The Grid Strategies report, prepared on behalf of the environmental non-profits Earthjustice, Environmental Defense Fund, Natural Resources Defense Council, and the Sierra Club, estimates that another 31,000 or so megawatts of fossil-fired power without pre-2028 retirement dates, but that are 60 or more years old. In total that would yield 90 power plants, creakily belching death into the sky, propped up by an administration happily breathing the clean air upwind of them. If the DOE mandates extended to all of those, that total cost would be just shy of $6 billion.
There is no guarantee, of course, that such mandates do cover all those plants, or that they stand up to pushback. The Michigan coal plant forced to remain open faced a challenge from utility regulators arguing that the DOE failed to demonstrate the “emergency” justifying the move. Michigan’s attorney general has also fought the move, as have many residents breathing in its fumes. It isn’t hard to imagine such challenges to basically any dirty behemoth expected to finally die an ignominious death but forced to live on, with one imagines wide variance in success. Still, the Grid Strategies report lays out the potential, and the clear hypocrisy at its root.

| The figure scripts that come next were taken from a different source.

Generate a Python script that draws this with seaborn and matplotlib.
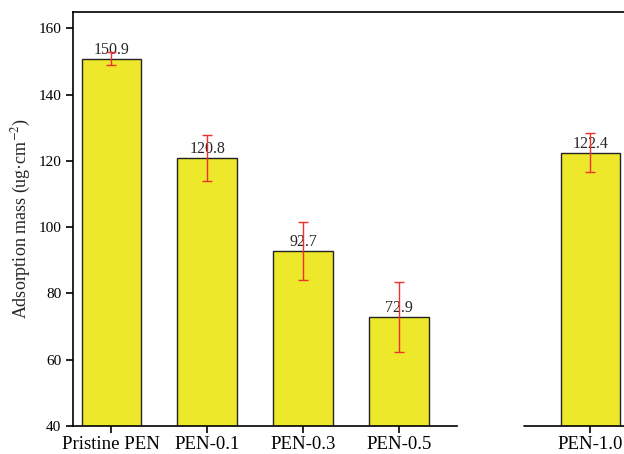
import matplotlib
matplotlib.use("Agg")
import matplotlib.pyplot as plt
import seaborn as sns
import numpy as np

# data
samples = ["Pristine PEN", "PEN-0.1", "PEN-0.3", "PEN-0.5", "PEN-1.0"]
mass = [150.9, 120.8, 92.7, 72.9, 122.4]
err = [2.1, 7.0, 8.7, 10.5, 5.9]
slots = ["Pristine PEN", "PEN-0.1", "PEN-0.3", "PEN-0.5", " ", "PEN-1.0"]

sns.set_style("ticks")
plt.rcParams["font.family"] = ["Liberation Serif", "DejaVu Serif"]
plt.rcParams["mathtext.fontset"] = "stix"

fig = plt.figure(figsize=(6.24, 4.54), dpi=100)
ax = fig.add_axes([0.117, 0.062, 0.883, 0.912])

sns.barplot(x=samples, y=mass, order=slots, color="#EEE82A", saturation=1,
            width=0.62, edgecolor="#222222", linewidth=1.0, ax=ax)

pos = [slots.index(s) for s in samples]
ax.errorbar(pos, mass, yerr=err, fmt="none", ecolor="#F0302A", elinewidth=1.0,
            capsize=3.5, capthick=1.0, zorder=5)
for p, m in zip(pos, mass):
    ax.text(p, m + 0.3, f"{m}", ha="center", va="bottom", fontsize=11.5)

ax.set_ylim(40, 165)
ax.set_xlim(-0.4, 5.35)
ax.set_yticks(range(40, 161, 20))
ax.set_xticks(pos)
ax.set_xticklabels(samples)
ax.tick_params(axis="both", direction="out", length=5, width=1.2, colors="black")
ax.tick_params(axis="y", labelsize=11)
ax.tick_params(axis="x", labelsize=13.5, pad=2)
ax.set_ylabel("Adsorption mass (ug·cm$^{-2}$)", fontsize=13)
ax.set_xlabel("")

for s in ["left", "top", "bottom"]:
    ax.spines[s].set_linewidth(1.2)
    ax.spines[s].set_color("black")
ax.spines["right"].set_visible(False)
# broken x axis between PEN-0.5 and PEN-1.0
ax.spines["bottom"].set_bounds(-0.4, 3.61)
ax.plot([4.31, 5.35], [40, 40], color="black", lw=1.2, clip_on=False, zorder=6)

fig.savefig("out.png", dpi=100)
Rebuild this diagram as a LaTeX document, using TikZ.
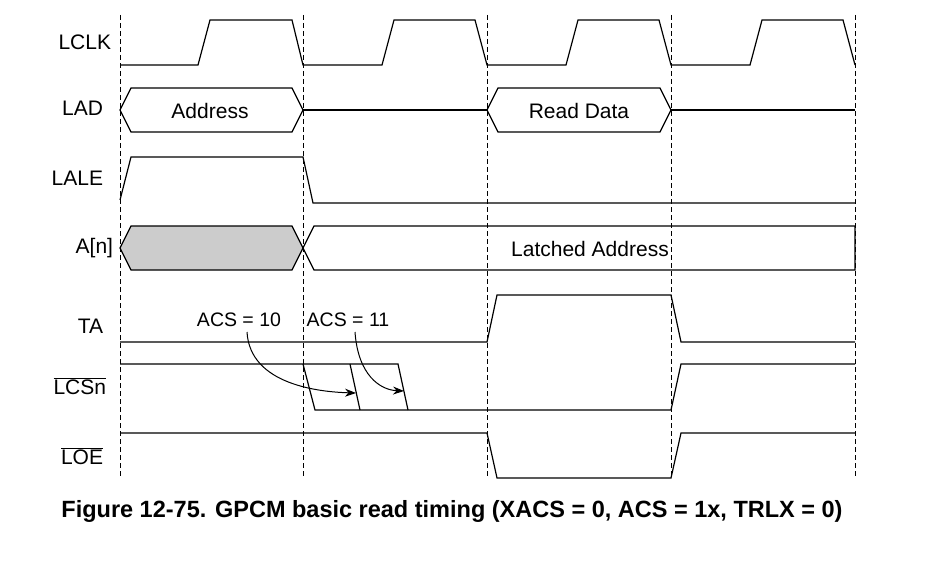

“This report confirms that the Department of Energy’s unlawful mandates amount to a self-inflicted rate hike in nearly every region of the country,” said Ted Kelly, director and lead counsel for U.S. Clean Energy at Environmental Defense Fund, in a statement. “These dirty and expensive fossil plants were slated to close for good reason: they cannot compete with cleaner sources of energy that are more affordable and better for our health.”